Exercise aim:
Reproduce every line of the listing as written, apart from the pictures.

┌─ Dataset excerpt

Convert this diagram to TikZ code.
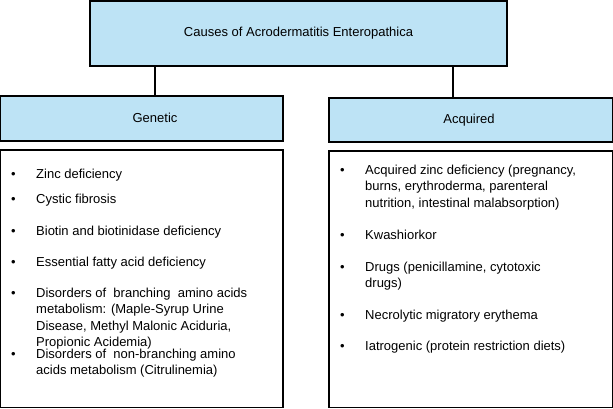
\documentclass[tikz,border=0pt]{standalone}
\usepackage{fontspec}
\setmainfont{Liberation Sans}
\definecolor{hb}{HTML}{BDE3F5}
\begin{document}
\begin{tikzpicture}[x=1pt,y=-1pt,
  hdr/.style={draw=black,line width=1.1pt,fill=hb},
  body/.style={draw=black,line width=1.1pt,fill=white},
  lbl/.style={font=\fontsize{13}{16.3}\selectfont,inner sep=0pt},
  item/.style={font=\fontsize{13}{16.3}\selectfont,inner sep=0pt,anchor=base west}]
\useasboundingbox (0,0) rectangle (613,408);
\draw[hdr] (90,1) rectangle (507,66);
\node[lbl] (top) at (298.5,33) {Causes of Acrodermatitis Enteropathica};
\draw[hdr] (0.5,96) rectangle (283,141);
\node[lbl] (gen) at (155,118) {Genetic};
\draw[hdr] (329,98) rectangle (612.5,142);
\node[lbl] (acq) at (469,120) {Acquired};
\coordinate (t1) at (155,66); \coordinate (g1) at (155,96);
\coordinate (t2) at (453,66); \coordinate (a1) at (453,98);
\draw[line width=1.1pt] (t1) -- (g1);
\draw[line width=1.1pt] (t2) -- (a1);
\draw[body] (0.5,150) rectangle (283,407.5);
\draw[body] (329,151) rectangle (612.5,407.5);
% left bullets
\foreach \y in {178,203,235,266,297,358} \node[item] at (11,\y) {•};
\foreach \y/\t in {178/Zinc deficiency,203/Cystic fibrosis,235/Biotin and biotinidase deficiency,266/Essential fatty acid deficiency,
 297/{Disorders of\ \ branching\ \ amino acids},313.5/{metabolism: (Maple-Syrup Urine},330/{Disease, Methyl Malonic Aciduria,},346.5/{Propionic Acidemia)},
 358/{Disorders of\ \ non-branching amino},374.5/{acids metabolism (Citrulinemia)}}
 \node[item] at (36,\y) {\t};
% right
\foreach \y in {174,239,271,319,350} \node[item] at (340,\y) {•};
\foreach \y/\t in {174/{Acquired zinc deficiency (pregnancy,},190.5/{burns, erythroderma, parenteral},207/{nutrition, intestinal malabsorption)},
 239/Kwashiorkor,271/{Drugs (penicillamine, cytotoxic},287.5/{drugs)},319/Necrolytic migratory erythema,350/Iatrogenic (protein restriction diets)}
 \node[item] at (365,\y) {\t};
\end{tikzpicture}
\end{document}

└─

Result of the exercise:
Convert this diagram to TikZ code.
\documentclass[tikz,border=0pt]{standalone}
\usepackage{fontspec}
\setmainfont{Liberation Sans}
\definecolor{hb}{HTML}{BDE3F5}
\begin{document}
\begin{tikzpicture}[x=1pt,y=-1pt,
  hdr/.style={draw=black,line width=1.1pt,fill=hb},
  body/.style={draw=black,line width=1.1pt,fill=white},
  lbl/.style={font=\fontsize{13}{16.3}\selectfont,inner sep=0pt},
  item/.style={font=\fontsize{13}{16.3}\selectfont,inner sep=0pt,anchor=base west}]
\useasboundingbox (0,0) rectangle (613,408);
\draw[hdr] (90,1) rectangle (507,66);
\node[lbl] (top) at (298.5,33) {Causes of Acrodermatitis Enteropathica};
\draw[hdr] (0.5,96) rectangle (283,141);
\node[lbl] (gen) at (155,118) {Genetic};
\draw[hdr] (329,98) rectangle (612.5,142);
\node[lbl] (acq) at (469,120) {Acquired};
\coordinate (t1) at (155,66); \coordinate (g1) at (155,96);
\coordinate (t2) at (453,66); \coordinate (a1) at (453,98);
\draw[line width=1.1pt] (t1) -- (g1);
\draw[line width=1.1pt] (t2) -- (a1);
\draw[body] (0.5,150) rectangle (283,407.5);
\draw[body] (329,151) rectangle (612.5,407.5);
% left bullets
\foreach \y in {178,203,235,266,297,358} \node[item] at (11,\y) {•};
\foreach \y/\t in {178/Zinc deficiency,203/Cystic fibrosis,235/Biotin and biotinidase deficiency,266/Essential fatty acid deficiency,
 297/{Disorders of\ \ branching\ \ amino acids},313.5/{metabolism: (Maple-Syrup Urine},330/{Disease, Methyl Malonic Aciduria,},346.5/{Propionic Acidemia)},
 358/{Disorders of\ \ non-branching amino},374.5/{acids metabolism (Citrulinemia)}}
 \node[item] at (36,\y) {\t};
% right
\foreach \y in {174,239,271,319,350} \node[item] at (340,\y) {•};
\foreach \y/\t in {174/{Acquired zinc deficiency (pregnancy,},190.5/{burns, erythroderma, parenteral},207/{nutrition, intestinal malabsorption)},
 239/Kwashiorkor,271/{Drugs (penicillamine, cytotoxic},287.5/{drugs)},319/Necrolytic migratory erythema,350/Iatrogenic (protein restriction diets)}
 \node[item] at (365,\y) {\t};
\end{tikzpicture}
\end{document}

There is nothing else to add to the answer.